One of my favorite gestures is one that is used only in Mexico. You take your index finger and move it up and down two or three times. When a person uses it, they usually mean it as “Oh yeah,” or “I agree.” Sometimes a person will use it to indicate their agreement when they can’t speak, such as when they are eating, but not always. After spending nearly a year in Mexico, I found myself doing it too!
Brazilians do appreciate good cuisine. Inviting them for some local and international food is always a great way to get to know a Brazilian better. There is a very common gesture to express appreciation for the meal served in the only Portuguese speaking country in Latin America. Brazilians will probably pinch one of their earlobes between the thumb and the index finger together with a great smile to indicate they have enjoyed the meal they had.

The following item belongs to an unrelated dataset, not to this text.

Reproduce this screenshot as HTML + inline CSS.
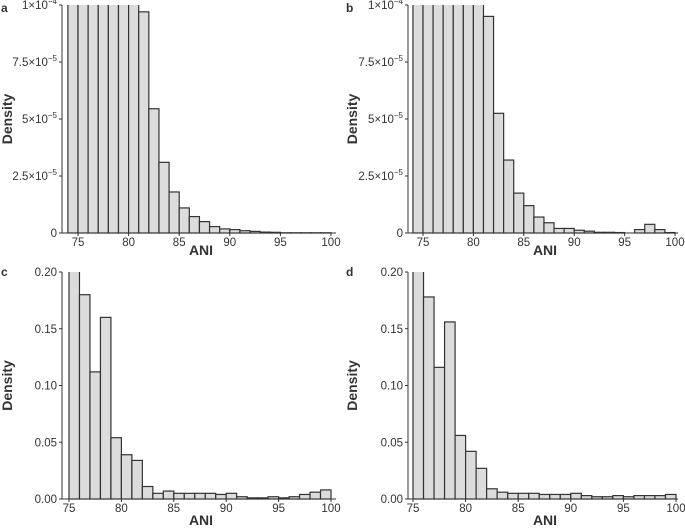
<!DOCTYPE html>
<html><head><meta charset="utf-8"><style>
body{margin:0;background:#fff;}
svg text{font-family:"Liberation Sans",sans-serif;fill:#333;}
</style></head><body>
<svg id="fig" width="685" height="526" viewBox="0 0 685 526" xmlns="http://www.w3.org/2000/svg"></svg>
<script>
const binsA=[74,75,76,77,78,79,80,81,82,83,84,85,86,87,88,89,90,91,92,93,94,95,96,97,98,99];
const valsA=[20,20,20,20,20,20,20,9.7,5.45,3.1,1.8,1.1,0.72,0.5,0.28,0.18,0.15,0.1,0.07,0.04,0.03,0.01,0.01,0.01,0.01,0.01];
const binsB=[74,75,76,77,78,79,80,81,82,83,84,85,86,87,88,89,90,91,92,93,94,95,96,97,98,99];
const valsB=[20,20,20,20,20,20,20,9.5,5.25,3.2,1.75,1.2,0.7,0.45,0.2,0.2,0.12,0.08,0.03,0.03,0.02,0,0.15,0.38,0.15,0.02];
const binsC=[75,76,77,78,79,80,81,82,83,84,85,86,87,88,89,90,91,92,93,94,95,96,97,98,99];
const valsC=[0.3,0.18,0.112,0.16,0.054,0.039,0.034,0.011,0.005,0.007,0.005,0.005,0.005,0.005,0.004,0.005,0.002,0.001,0.001,0.002,0.001,0.002,0.004,0.006,0.008];
const binsD=[75,76,77,78,79,80,81,82,83,84,85,86,87,88,89,90,91,92,93,94,95,96,97,98,99];
const valsD=[0.3,0.178,0.116,0.156,0.056,0.042,0.027,0.009,0.006,0.005,0.005,0.005,0.004,0.004,0.004,0.005,0.003,0.002,0.002,0.003,0.002,0.003,0.003,0.003,0.004];
const xTicks=[75,80,85,90,95,100];
const yTicksTop=[0,2.5,5,7.5,10];
const yLabelsTop=[["0",""],["2.5\u00d710","\u22125"],["5\u00d710","\u22125"],["7.5\u00d710","\u22125"],["1\u00d710","\u22124"]];
const yTicksBot=[0,0.05,0.10,0.15,0.20];
const yLabelsBot=[["0.00",""],["0.05",""],["0.10",""],["0.15",""],["0.20",""]];
const NS="http://www.w3.org/2000/svg";
const svg=document.getElementById('fig');
function mk(tag,attrs,parent){const e=document.createElementNS(NS,tag);for(const k in attrs)e.setAttribute(k,attrs[k]);(parent||svg).appendChild(e);return e;}
function panel(id,letter,bins,vals,axL,axR,x0px,x0v,scale,yTop,yBot,yMax,yTicks,yLabels,letterX,letterY,titleOff){
  const g=mk('g',{});
  
  
  const xs=v=>x0px+(v-x0v)*scale;
  const ys=v=>yBot-(v/yMax)*(yBot-yTop);
  const cp=mk('clipPath',{id:'clip'+id},g);
  mk('rect',{x:axL,y:yTop,width:axR-axL,height:yBot-yTop+1},cp);
  const bg=mk('g',{'clip-path':'url(#clip'+id+')'},g);
  bins.forEach((b,i)=>{
    const y=ys(vals[i]);
    const r=mk('rect',{x:xs(b),y:y,width:scale,height:yBot-y,fill:'#dcdcdc',stroke:'#333','stroke-width':1.2},bg);
    
    
  });
  const ya=mk('line',{x1:axL,y1:yTop,x2:axL,y2:yBot,stroke:'#333','stroke-width':1},g);
  
  
  const xa=mk('line',{x1:axL,y1:yBot,x2:axR,y2:yBot,stroke:'#333','stroke-width':1},g);
  
  
  xTicks.forEach(t=>{
    mk('line',{x1:xs(t),y1:yBot,x2:xs(t),y2:yBot+3,stroke:'#333'},g);
    const tx=mk('text',{x:xs(t),y:yBot+13,'text-anchor':'middle','font-size':11.5},g);
    tx.textContent=t;
    
    
  });
  yTicks.forEach((t,i)=>{
    const y=ys(t);
    mk('line',{x1:axL-3,y1:y,x2:axL,y2:y,stroke:'#333'},g);
    const tx=mk('text',{x:axL-5,y:y+4,'text-anchor':'end','font-size':11.5},g);
    
    
    const a=mk('tspan',{},tx);a.textContent=yLabels[i][0];
    if(yLabels[i][1]){const s=mk('tspan',{dy:-5,'font-size':8},tx);s.textContent=yLabels[i][1];}
  });
  const xl=mk('text',{x:(axL+axR)/2+2,y:yBot+titleOff,'text-anchor':'middle','font-size':14,'font-weight':'bold',fill:'#222'},g);
  xl.textContent='ANI';
  
  
  const cy=(yTop+yBot)/2;
  const yl=mk('text',{x:0,y:0,transform:'translate('+(letterX+11)+','+cy+') rotate(-90)','text-anchor':'middle','font-size':14,'font-weight':'bold',fill:'#222'},g);
  yl.textContent='Density';
  
  
  const pl=mk('text',{x:letterX,y:letterY,'font-size':12,'font-weight':'bold',fill:'#222'},g);
  pl.textContent=letter;
  
  
}
panel('a','a',binsA,valsA,62,336,78,75,10.12,5,233,10,yTicksTop,yLabelsTop,1,12,22);
panel('b','b',binsB,valsB,408,678,423,75,10.08,5,233,10,yTicksTop,yLabelsTop,346,12,22);
panel('c','c',binsC,valsC,62,336,69,75,10.48,272,499,0.20,yTicksBot,yLabelsBot,1,276,26);
panel('d','d',binsD,valsD,408,678,413,75,10.52,272,499,0.20,yTicksBot,yLabelsBot,346,276,26);
</script>
</body></html>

I think "thumbs up" is the most useful hand gesture I know. It conveys a positive message - either "good job!" or "thank you" or "I understand" and is useful non-verbal communication, especially if you are too far away to speak but close enough to be seen, such as a parent who has picked up a child in front of a school and is letting the teacher know that pick up has occurred.
Spaniards use a lot gestures that can be as meaningful as words. One of my favorite Spanish gestures is when a person places right index finger below the center of his eye and then pulls the bottom eyelid down. The gesture is usually accompanied by the word “Ojo!”. It’s a friendly warning, meaning “Be alert!”, “Be careful!”, “Watch out!”. It is used to warn a person who he needs to be careful. This is also a very common gesture in Latin America.
My favorite gesture is the prayer-like palms pressed together and slight bow that accompany the word namaste. Used in yoga, meditation practice, and greetings and farewells worldwide, the gesture and phrase are often translated to mean “The divine in me honors the divine in you.”
If you watch a Chinese action movie, you may have a chance to see the actors to clench a right fist and then cover it with a left hand, and then raise them chest high as a salute. It’s a traditional greeting in the Chinese culture. If you have your right hand over left, it has a bad meaning. Nowadays the gesture is rarely used in the daily life, but when I had my Tai Ji class in college, we used this gesture to greet each other.
My favorite gesture is the rock symbol in the US, which is initiated by sticking the pointer and ring finger out at the same time, sometimes accompanied with sticking out the tongue and nodding your head back and forth. This is most usually seen at a concert or some sort of music venue when you're enjoying the music and want to convey this.